During the 1972 election, the HRP chose a fifteen-year-old Sonia Yaco, an activist affiliated with Youth Liberation of Ann Arbor, as its Ann Arbor school-board candidate. Yaco's demands for a student voice in school governance earned her 1,300 votes as a write-in candidate, or eight percent of the total, and indirectly influenced the establishment of the experimental alternative Community High School later that year. One of the first HRP candidates was Lawrence ("Larry") Pallozola, who unsuccessfully ran for school board in Garden City, Michigan, in the early 1970s.

=== Ann Arbor City Council ===
From April 1972 to April 1973, the two Human Rights representatives were able to significantly influence the decisions of the Ann Arbor city council, since no political party held a majority. In addition to the HRP members, there were five Republicans and four Democrats. During their time on the city council, HRP members successfully pushed for several progressive ordinances, including the city's famously lenient "five-dollar pot law," which had the effect of decriminalizing the possession of small amounts of marijuana for personal use (see Cannabis laws in Ann Arbor, Michigan). In addition, the HRP led a push for a citywide anti-discrimination ordinance, which banned discrimination based on race, national origin, sex, age, and religion. The ordinance was the first of its kind in Michigan. In 1972, the pioneering ordinance was amended to add sexual orientation, and to require affirmative-action measures by city contractors.

On zoning issues, the party worked to restrict the construction of fast-food chains in the city's downtown area. Alongside its electoral work, the HRP put on several protests, supported area workers' strikes, organized city tenants, and aided the anti-war movement. As Nancy Wechsler told the Wall Street Journal, the HRP also fought successfully to set aside federal revenue-sharing dollars for health and child care at a time when "most cities are spending revenue-sharing money for more police cars."
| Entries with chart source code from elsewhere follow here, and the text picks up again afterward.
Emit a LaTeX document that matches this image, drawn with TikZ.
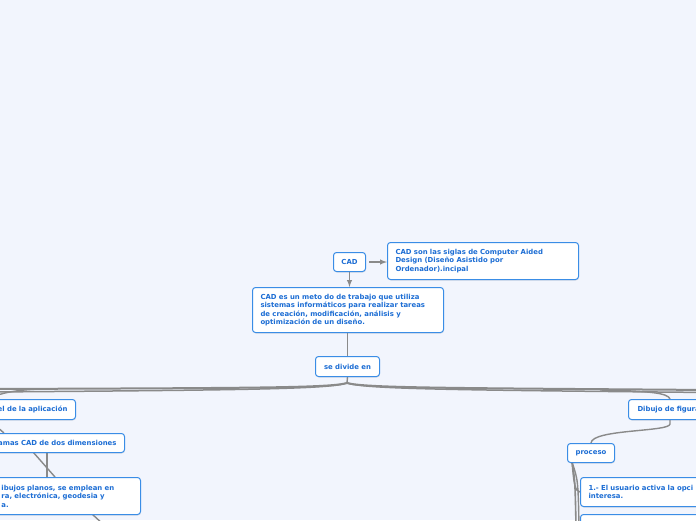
\documentclass[tikz,border=0pt]{standalone}
\usepackage{fontspec}
\setmainfont{DejaVu Sans}
\usetikzlibrary{positioning,shadows,backgrounds}
\definecolor{bgcol}{HTML}{F2F5FD}
\definecolor{boxline}{HTML}{3A8DE6}
\definecolor{boxtext}{HTML}{1C6DD4}
\definecolor{linkcol}{HTML}{8A8A8A}
\tikzset{
  topic/.style={draw=boxline, fill=white, line width=1pt, rounded corners=3pt,
    text=boxtext, font=\fontsize{6.9}{8.5}\selectfont\bfseries, inner xsep=8pt, inner ysep=2pt,
    drop shadow={shadow xshift=0.4pt, shadow yshift=-1pt, opacity=0.2}},
  link/.style={color=linkcol, line width=1.4pt},
  trunk/.style={color=linkcol, line width=2pt},
}
\begin{document}
\begin{tikzpicture}[x=1pt,y=-1pt,->,>=latex]

\useasboundingbox (0,0) rectangle (696,520);

\node (cad) [topic, anchor=north west, minimum width=32pt, minimum height=19pt, inner xsep=0pt] at (333,252) {CAD};
\node (sigla) [topic, anchor=north west, text width=175pt, minimum height=37pt, align=left] at (387,242) {CAD son las siglas de Computer Aided\\Design (Diseño Asistido por\\Ordenador).incipal};
\node (metodo) [topic, anchor=north west, text width=175pt, minimum height=45pt, align=left] at (252,287) {CAD es un meto do de trabajo que utiliza\\sistemas informáticos para realizar tareas\\de creación, modificación, análisis y\\optimización de un diseño.};
\node (divide) [topic, anchor=north west, minimum width=64pt, minimum height=20pt, inner xsep=0pt] at (315,356) {se divide en};

\node (nivel) [topic, anchor=north east, text width=90pt, minimum height=20pt, align=right] at (76,399) {el de la aplicación};
\node (dosdim) [topic, anchor=north east, text width=130pt, minimum height=19pt, align=right] at (125,433) {amas CAD de dos dimensiones};
\node (planos) [topic, anchor=north east, text width=130pt, minimum height=37pt, align=left, inner xsep=9pt] at (141,477) {ibujos planos, se emplean en\\ra, electrónica, geodesia y\\a.};

\node (dibujo) [topic, anchor=north west, text width=100pt, minimum height=20pt, align=left, inner xsep=9pt] at (628,399) {Dibujo de figura};
\node (proceso) [topic, anchor=north west, minimum width=47pt, minimum height=19pt, inner xsep=0pt] at (567,443) {proceso};
\node (paso1) [topic, anchor=north west, text width=120pt, minimum height=29pt, align=left] at (580,477) {1.- El usuario activa la opci\\interesa.};
\node (paso2) [topic, anchor=north west, minimum width=136pt, minimum height=30pt] at (580,514) {};

\node (fork) [coordinate] at (347,383) {};
\node (farleft) [coordinate] at (-10,389) {};
\node (farleft2) [coordinate] at (-10,392) {};
\node (farright) [coordinate] at (710,390) {};
\node (farright2) [coordinate] at (710,392.5) {};
\node (nivelfork) [coordinate] at (40,389) {};
\node (nivelin) [coordinate] at (-12,399) {};
\node (nivelout) [coordinate] at (-12,419) {};
\node (dosdimin) [coordinate] at (4,433) {};
\node (diagtop) [coordinate] at (33,452) {};
\node (diagbot) [coordinate] at (55,477) {};
\node (vtop) [coordinate] at (47,452) {};
\node (vbot) [coordinate] at (47,477) {};
\node (planosout) [coordinate] at (92,514) {};
\node (planosend) [coordinate] at (104,525) {};
\node (dibujofork) [coordinate] at (600,390) {};
\node (dibujoin) [coordinate] at (670,399) {};
\node (dibujoout) [coordinate] at (670,419) {};
\node (procout) [coordinate] at (572,462) {};
\node (procend) [coordinate] at (576,525) {};
\node (procend2) [coordinate] at (579,525) {};

\begin{pgfonlayer}{background}
\fill [bgcol] (0,0) rectangle (696,520);
\draw [link, ->, shorten <=3pt] (cad.east) -- (cad.east -| sigla.west);
\draw [link, ->] (cad.south) -- (cad.south |- metodo.north);
\path [link, -]
    (divide.north |- metodo.south) edge (divide.north)
    (divide.south) edge (fork)
    (nivelout) edge (dosdimin)
    (diagtop) edge (diagbot)
    (vtop) edge (vbot)
    (planosout) edge (planosend)
;
\draw [trunk, -] (fork) .. controls (330,388) and (250,388) .. (farleft);
\draw [trunk, -, line width=1.5pt] (fork) .. controls (330,389) and (250,390) .. (farleft2);
\draw [trunk, -] (fork) .. controls (365,388) and (450,388) .. (farright);
\draw [trunk, -, line width=1.5pt] (fork) .. controls (365,389) and (450,390) .. (farright2);
\draw [link, -] (nivelfork) .. controls (15,390) and (0,393) .. (nivelin);
\draw [link, -] (dibujofork) .. controls (650,391) and (668,393) .. (dibujoin);
\draw [link, -] (dibujoout) -- (670,424) .. controls (670,432) and (592,429) .. (proceso.north);
\draw [trunk, -, line width=1.6pt] (procout) .. controls (575,480) .. (procend);
\draw [trunk, -, line width=1.4pt] (procout) .. controls (578,480) .. (procend2);
\draw [link, -] (procout) .. controls (574,485) and (575,491) .. (paso1.west);
\end{pgfonlayer}

\end{tikzpicture}
\end{document}
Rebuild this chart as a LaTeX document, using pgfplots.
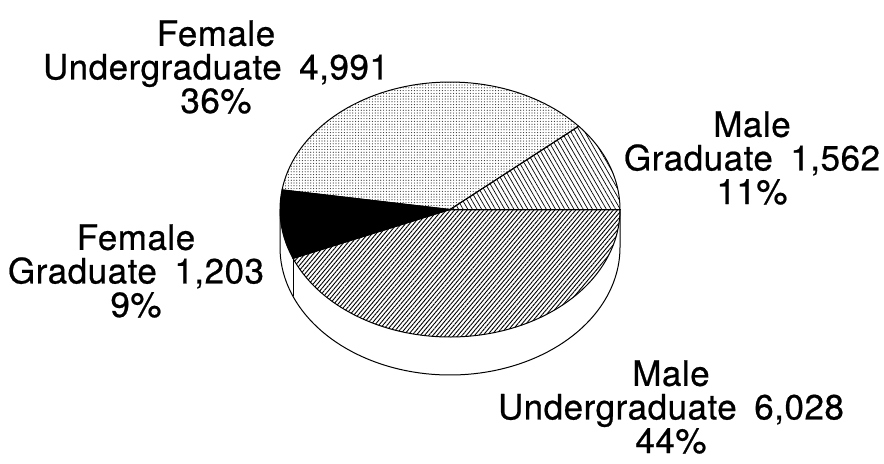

At a joint press conference following a homophobic incident at a local restaurant, both of the 1972 HRP winners, Nancy Wechsler and Jerry DeGrieck, came out as gay and lesbian during their term on city council. Thus, they simultaneously became the first openly lesbian and openly gay elected public officials in the United States. When Wechsler declined to run for reelection in 1974, her seat was won by HRP candidate Kathy Kozachenko. Already publicly known to be a lesbian, she thus became the first openly gay or lesbian candidate to be elected to public office in the United States.

=== Instant-runoff voting in Ann Arbor ===
With the introduction of a strong third party in Ann Arbor, concerns grew among Democrats and HRP supporters that the city's progressive vote would be split, thus allowing Republicans to win offices on pluralities. This scenario came to pass soon after the emergence of the HRP. In 1973, Republican James E. Stephenson won the mayoral office with a plurality, defeating Democratic candidate Franz J. Mogdis and HRP candidate Benita Kaimowitz despite garnering only 47% of the vote. To head off a repeat of this result, the HRP spearheaded a petition campaign to place the Instant-runoff voting (IRV) system on the city ballot in the spring of 1974. Most Democratic and HRP voters supported the proposal, which passed with 52% approval.

In April 1975, during the first (and only) Ann Arbor mayoral race using IRV, the Republican incumbent James E. Stephenson received 49% of the first-choice ballots, leading his Democratic challenger Al Wheeler, who received 40%, and the HRP candidate Carol Ernst with 11%. However, since most HRP voters had ranked Wheeler as their second choice, these votes moved to the Democrat's column, and Wheeler won the election by a slim 121 votes, becoming the city's first African American mayor. The election represented the first use of IRV in a U.S. mayoral contest.

The IRV system survived a court challenge by Republicans, but Ann Arbor voters repealed the system in an April 1976 special election. The IRV system was not again used in a United States election until San Francisco began using a similar system in 2004.

=== Ypsilanti City Council ===
In 1974 the HRP activists in Ypsilanti helped to pass the Ypsilanti Marijuana Initiative, a $5 fine for marijuana use or possession. In the same election, the HRP elected council members Eric Jackson and Harold Baize to their first term of office. Jackson and Baize championed anti-discrimination, fair rental practices, women's rights, and environmental issues. When Ypsilanti police ignored the voter's mandate by enforcing State marijuana laws rather than the Ypsilanti Marijuana Initiative, Jackson and Baize called for an emergency meeting of the city council to deal with the issue. Although most of the other members of the city council boycotted the meeting, hundreds of citizens did not, resulting in a near riot.

=== Demise ===
With the nationwide decline in student activism, the Human Rights Party's power waned in the mid-1970s.

In Ann Arbor, the Democratic-HRP governing coalition lost power in 1973, as Republican James E. Stephenson won the mayoralty and Republicans also took control of seven of the ten council seats. In 1976, the Ann Arbor HRP chapter lost its last remaining city council seat.

In Ypsilanti, HRP city council members Eric Jackson and Harold Baize were re-elected in 1976 and continued their struggles for progressive policies. Following the loss of ballot status for the Michigan HRP, Harold Baize was elected to a third term as a Democrat in 1978. The Ypsilanti HRP changed its name to the Democratic Socialist Caucus and elected other members to the city council as well as electing Peter Murdock as mayor. At one point, the DSC controlled nine of the eleven city council seats as well as the mayor's position. The DSC ceased to exist in 1986.

In 1975, the HRP became the Socialist Human Rights Party (SHRP). In 1977, SHRP merged with the Socialist Party of Michigan. Some members joined the Democratic Party.

Several of the HRP's landmark initiatives, notably the Ann Arbor anti-discrimination ordinance and the lenient municipal marijuana penalties, survive in modified form to this day.